Bring out your roll of one dollar bills and head on over to Tri-Valley Repertory Theatre's hilariously raunchy presentation of The Full Monty. Directed by John Maio, The Full Monty is about six unemployed men performing a one night only stripper show and it's playing now through February 3 at the Bankhead Theatre.

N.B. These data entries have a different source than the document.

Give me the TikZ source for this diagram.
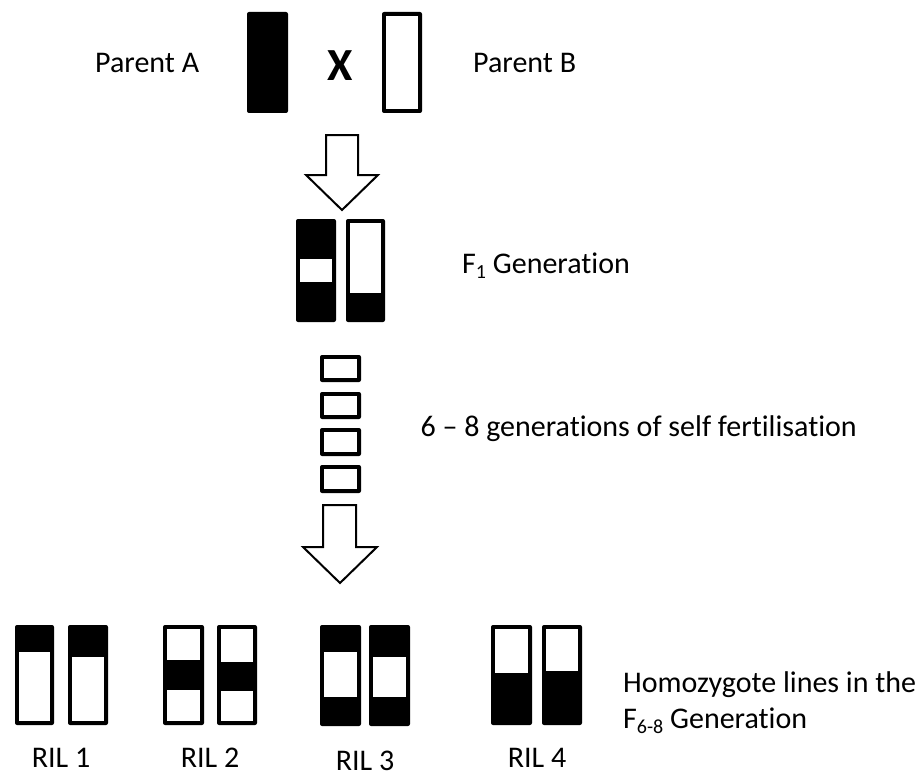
\documentclass[tikz,border=0pt]{standalone}
\usepackage{fontspec}
\setmainfont{Carlito}[Ligatures={NoCommon}]
\newcommand{\chromfill}[4]{\fill[black, rounded corners=2pt] (#1,#2) rectangle (#3,#4);}
\newcommand{\whiteseg}[4]{\fill[white] (#1,#2) rectangle (#3,#4);}
\newcommand{\subtxt}[1]{\raisebox{-5.5pt}{\fontsize{20}{20}\selectfont #1}}
\tikzset{
  lbl/.style={inner sep=0pt, font=\fontsize{30}{36}\selectfont, text=black},
  blockarrow/.style={draw=black, fill=white, line width=2pt, line join=miter}
}
\begin{document}
\begin{tikzpicture}[x=1pt,y=-1pt]
\useasboundingbox (0,0) rectangle (922,776);
% Parents
\chromfill{247}{12}{288}{113}
\chromfill{382}{12}{422}{113}
\whiteseg{386}{16}{418}{109}
\node[lbl, font=\fontsize{46}{50}\selectfont\bfseries] (cross) at (340,66) {X};
\node[lbl, anchor=base west] (pa) at (95,73) {Parent A};
\node[lbl, anchor=base west] (pb) at (473,73) {Parent B};
% Arrow 1
\draw[blockarrow] (326,135) -- (358,135) -- (358,175) -- (378,175) -- (342,210) -- (306,175) -- (326,175) -- cycle;
% F1
\chromfill{296}{219}{336}{322}
\whiteseg{300}{259}{332}{282}
\chromfill{346}{219}{385}{322}
\whiteseg{350}{223}{381}{293}
\node[lbl, anchor=base west] (f1) at (462,273) {F\subtxt{1} Generation};
% Generations boxes
\foreach \ya/\yb in {355/382, 392/419, 428/456, 465/493}{
  \chromfill{320}{\ya}{361}{\yb}
  \whiteseg{324}{\ya+4}{357}{\yb-4}
}
\node[lbl, anchor=base east] (self) at (857,436) {6 – 8 generations of self fertilisation};
% Arrow 2
\draw[blockarrow] (323,505) -- (356,505) -- (356,547) -- (377,547) -- (340,583) -- (303,547) -- (323,547) -- cycle;
% RIL 1
\chromfill{15}{625}{54}{725}
\whiteseg{19}{652}{50}{721}
\chromfill{68}{625}{108}{725}
\whiteseg{72}{657}{104}{721}
% RIL 2
\chromfill{163}{625}{204}{725}
\whiteseg{167}{629}{200}{660}
\whiteseg{167}{690}{200}{721}
\chromfill{217}{625}{257}{725}
\whiteseg{221}{629}{253}{662}
\whiteseg{221}{691}{253}{721}
% RIL 3
\chromfill{320}{625}{361}{726}
\whiteseg{324}{652}{357}{697}
\chromfill{369}{625}{410}{726}
\whiteseg{373}{657}{406}{697}
% RIL 4
\chromfill{491}{625}{532}{725}
\whiteseg{495}{629}{528}{673}
\chromfill{542}{625}{582}{725}
\whiteseg{546}{629}{578}{671}
% Labels
\node[lbl, anchor=base] (r1) at (61,767) {RIL 1};
\node[lbl, anchor=base] (r2) at (210,767) {RIL 2};
\node[lbl, anchor=base] (r3) at (365,770) {RIL 3};
\node[lbl, anchor=base] (r4) at (537,767) {RIL 4};
\node[lbl, anchor=base west] (homo1) at (623,692) {Homozygote lines in the};
\node[lbl, anchor=base west] (homo2) at (623,728) {F\subtxt{6-8} Generation};
\end{tikzpicture}
\end{document}
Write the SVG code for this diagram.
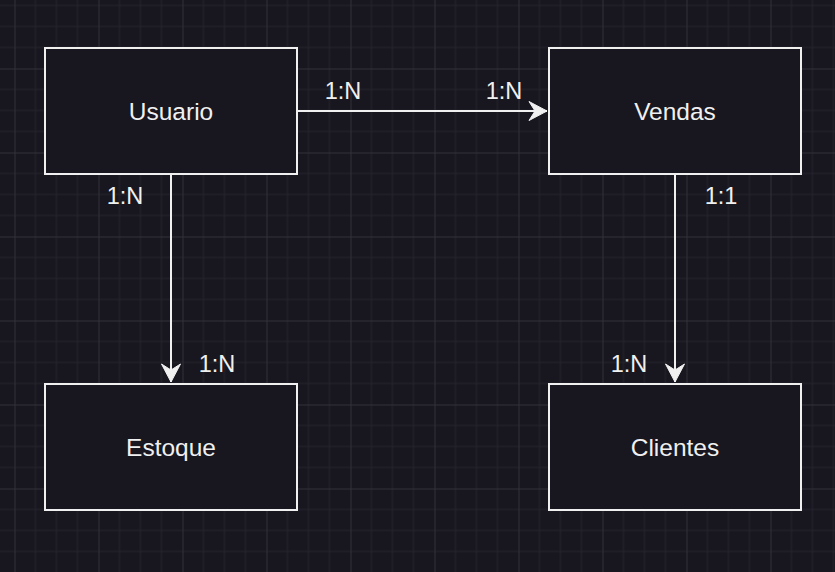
<svg xmlns="http://www.w3.org/2000/svg" width="835" height="572" viewBox="0 0 835 572">
<style>
.box{fill:#18161e;stroke:#f0f0f0;stroke-width:2}
.lbl{font-family:"Liberation Sans",Arial,sans-serif;font-size:24.5px;fill:#f0f0f0;text-anchor:middle}
.el{font-family:"Liberation Sans",Arial,sans-serif;font-size:23.5px;fill:#f0f0f0;text-anchor:middle}
.conn{fill:none;stroke:#f0f0f0;stroke-width:2}
.minor{stroke:#25232b;stroke-width:1}
.major{stroke:#32303a;stroke-width:1}
</style>
<defs>
<pattern id="grid" patternUnits="userSpaceOnUse" x="14.5" y="-15.5" width="84" height="84">
<path class="minor" d="M21,0V84M42,0V84M63,0V84M0,21H84M0,42H84M0,63H84"/>
<path class="major" d="M0.5,0V84M0,0.5H84"/>
</pattern>
<marker id="arr" markerUnits="userSpaceOnUse" markerWidth="20" markerHeight="22" viewBox="-19 -11 20 22" refX="0" refY="0" orient="auto">
<path d="M0,0L-18,-9.5L-12,0L-18,9.5Z" fill="#f0f0f0" stroke="#f0f0f0" stroke-width="1"/>
</marker>
</defs>
<rect width="835" height="572" fill="#18161e"/>
<rect width="835" height="572" fill="url(#grid)"/>
<g id="connectors">
<path class="conn" d="M297,111H547" marker-end="url(#arr)"/>
<path class="conn" d="M171,174V382" marker-end="url(#arr)"/>
<path class="conn" d="M675,174V382" marker-end="url(#arr)"/>
<text class="el" x="343" y="99">1:N</text>
<text class="el" x="504" y="99">1:N</text>
<text class="el" x="125" y="204">1:N</text>
<text class="el" x="217" y="372">1:N</text>
<text class="el" x="721" y="204">1:1</text>
<text class="el" x="629" y="372">1:N</text>
</g>
<g id="usuario">
<rect class="box" x="45" y="48" width="252" height="126"/>
<text class="lbl" x="171" y="119.5">Usuario</text>
</g>
<g id="vendas">
<rect class="box" x="549" y="48" width="252" height="126"/>
<text class="lbl" x="675" y="119.5">Vendas</text>
</g>
<g id="estoque">
<rect class="box" x="45" y="384" width="252" height="126"/>
<text class="lbl" x="171" y="455.5">Estoque</text>
</g>
<g id="clientes">
<rect class="box" x="549" y="384" width="252" height="126"/>
<text class="lbl" x="675" y="455.5">Clientes</text>
</g>
</svg>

Jerry Lukowski (Todd Carver) has just been laid off from his factory job along with his best friend Dave Bukatinski (played with hysterical comic effect by Marty Newton). When Jerry and Dave decide to go in through the back window of a Chip & Dales strip club to get Dave's wife Georgie (magnificently played by Julia Etzel), they find out what she and Jerry's ex-wife Pam (Sue Claire Jones) really think of them. Jerry, who owes Pam money for their son Nathan (an adorably funny and witty Max DeSantis), decides that the sculpted bods of the strippers are not what all these women really want and makes up his mind to perform onstage himself in order to earn the money to see his son.
On a jog to lose some extra poundage to prepare for the show, Jerry and Dave stop ex-security guard Malcolm MacGregor (Ryan Cowles) from committing suicide. Cowles is a hoot in "Big-Ass Rock" and then shows off his beautiful voice in "You Walk with Me."

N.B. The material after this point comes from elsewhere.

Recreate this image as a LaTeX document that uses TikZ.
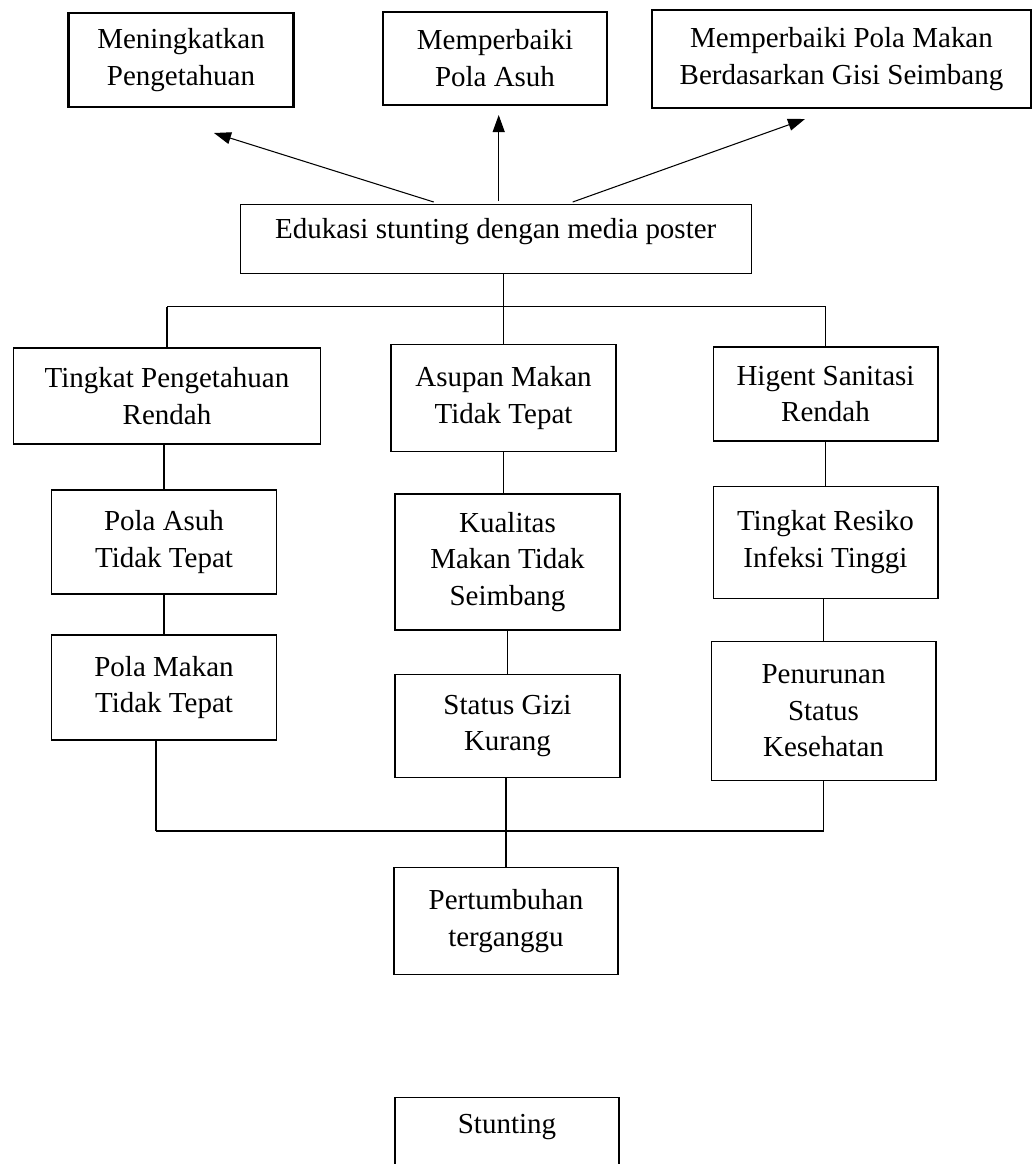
\documentclass[tikz,border=0pt]{standalone}
\usepackage{fontspec}
\setmainfont{Liberation Serif}
\usetikzlibrary{arrows.meta,calc}

\begin{document}
\begin{tikzpicture}[x=0.02cm,y=-0.02cm,
    stntBox/.style={draw,line width=0.6pt,align=center,inner sep=2pt,
        font=\fontsize{16.5}{21}\selectfont,minimum width=4.5cm},
    stntTop/.style={stntBox,line width=1.2pt},
    stntLine/.style={line width=0.6pt},
    stntBar/.style={line width=0.9pt},
    stntArrow/.style={line width=0.6pt,-{Triangle[length=0.34cm,width=0.24cm]}},
]
\useasboundingbox (0,0) rectangle (1033,1164);
% Goals
\node[stntTop,minimum height=1.88cm] (Know) at (181,60) {Meningkatkan\\Pengetahuan};
\node[stntTop,minimum width=4.48cm,minimum height=1.86cm] (Care) at (495,58.5) {Memperbaiki\\Pola Asuh};
\node[stntTop,minimum width=7.58cm,minimum height=1.96cm] (Diet) at (841.5,59) {Memperbaiki Pola Makan\\Berdasarkan Gisi Seimbang};
% Education
\node[stntBox,anchor=north,minimum width=10.22cm,inner ysep=0pt,
    text height=0.68cm,text depth=0.7cm] (Edu) at (495.7,204) {Edukasi stunting dengan media poster};
\coordinate (KnowTip) at (214,133);
\coordinate (CareTip) at (498.7,115);
\coordinate (DietTip) at (805,119);
\draw[stntArrow] ($(Edu.north)+(-62,-2)$) -- (KnowTip);
\draw[stntArrow] ($(Edu.north)+(3,-3)$) -- (CareTip);
\draw[stntArrow] ($(Edu.north)+(77,-2)$) -- (DietTip);
% Causes
\node[stntBox,minimum width=6.16cm,minimum height=1.92cm] (L1) at (167,396) {Tingkat Pengetahuan\\Rendah};
\node[stntBox,minimum height=2.14cm] (M1) at (503.5,398) {Asupan Makan\\Tidak Tepat};
\node[stntBox,minimum height=1.88cm] (R1) at (825.5,394) {Higent Sanitasi\\Rendah};
\node[stntBox,minimum height=2.08cm] (L2) at (164,542) {Pola Asuh\\Tidak Tepat};
\node[stntBox,minimum height=2.72cm] (M2) at (507.5,562) {Kualitas\\Makan Tidak\\Seimbang};
\node[stntBox,minimum height=2.24cm] (R2) at (825.5,542.5) {Tingkat Resiko\\Infeksi Tinggi};
\node[stntBox,minimum height=2.1cm] (L3) at (164,687.5) {Pola Makan\\Tidak Tepat};
\node[stntBox,minimum height=2.06cm] (M3) at (507.5,726) {Status Gizi\\Kurang};
\node[stntBox,minimum height=2.78cm] (R3) at (823.5,710.7) {Penurunan\\Status\\Kesehatan};
% Result
\node[stntBox,minimum width=4.48cm,minimum height=2.14cm] (Grow) at (506,921) {Pertumbuhan\\terganggu};
\node[stntBox,anchor=north,minimum width=4.48cm,inner ysep=0pt,
    text height=0.72cm,text depth=1.5cm] (Stunt) at (507,1097) {Stunting};
% Top tree
\coordinate (TopBar) at (0,306.7);
\draw[stntLine] (M1.north) -- (M1.north |- Edu.south);
\draw[stntLine] (L1.north) -- (L1.north |- TopBar);
\draw[stntLine] (R1.north) -- (R1.north |- TopBar);
\draw[stntBar] (L1.north |- TopBar) -- (R1.north |- TopBar);
% Chains
\draw[stntLine] (L2.north |- L1.south) -- (L2.north);
\draw[stntLine] (L2.south) -- (L3.north);
\draw[stntLine] (M1.south) -- (M1.south |- M2.north);
\draw[stntLine] (M2.south) -- (M3.north);
\draw[stntLine] (R1.south) -- (R2.north);
\draw[stntLine] (R3.north |- R2.south) -- (R3.north);
% Bottom tree
\coordinate (BotBar) at (0,831);
\coordinate (LeftEnd) at ($(L3.south)+(-8,0)$);
\draw[stntLine] (LeftEnd) -- (LeftEnd |- BotBar);
\draw[stntLine] (R3.south) -- (R3.south |- BotBar);
\draw[stntBar] (LeftEnd |- BotBar) -- (R3.south |- BotBar);
\draw[stntLine] (Grow.north |- M3.south) -- (Grow.north);
\end{tikzpicture}
\end{document}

After convincing Malcolm that becoming a stripper is the answers to his problems Jerry convinces best friend Dave and four other unemployed men (total of 6) to join in this one night only romp in a G-string to raise the money and reclaim their dignity.
Amongst the gang of not-so-typical strippers is old timer Noah "Horse" T. Simmons (a comically talented dancer played wonderfully by Laval-William Davis), an endearingly nervous Harold Nichols (Elmer Strasser), and side-splitting Ethan Girard played brilliantly by Daniel Quezada who early on at the stripper audition bared his backside to the audience who gasped, laughed, and cat-called with whoops and hollers at the surprise.

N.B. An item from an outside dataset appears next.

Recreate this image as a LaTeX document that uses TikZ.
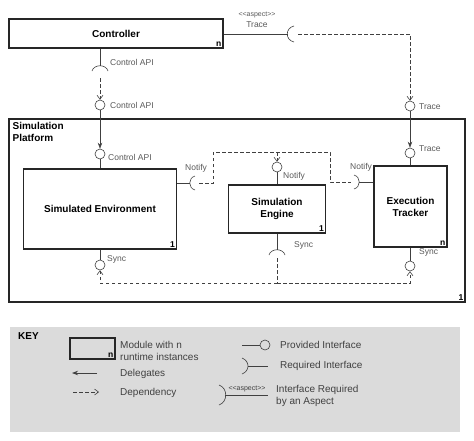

In fact there were many in the cast who bared their bellies, undressed to their undies, and showed us what it is to love who you are no matter what - including the hilarious Bob Stratton as Marty, Tony Gardner as Reg Willoughby, and Chip & Dales stripper Justin Hunt as Keno.
Belinda Maloney was outstanding as pianist Jeanette Burmesiter. Her laugh out loud voice was reminiscent of Roz from Pixar's Monsters Inc. and her comedic timing, energy and all around wit made her an amazing addition to the cast. She was a joy to watch.
Scenic design by Kelly Tighe was a mash of diagonal lines that cris-crossed the stage and during scene changes the set was a great looking focal point that drew the eye and it was the perfect backdrop for the scenes in the show.
Todd Carver, who played lead Jerry Lukowski, was off his game opening night, seeing to strain on the high notes during many of his songs. His touching number, "Breeze Off the River," was off-key, but heartfelt. Sue Claire Jones, who played Jerry's wife was fine but didn't make you feel for her problems as much as the part demanded.
The finale of the show was met with massive audience enthusiasm as our six leading men stripped down and showed us what they were made of - and the cast coming out into the aisles of the theatre made you feel like you were an audience member at the strip joint as you chanted along "Hey, hey! Watta say!? Buffalo men go all the way!" If you want to find out what made the entire audience give a standing ovation at the end of the show I guess you will have to attended The Full Monty and see if they bare it all!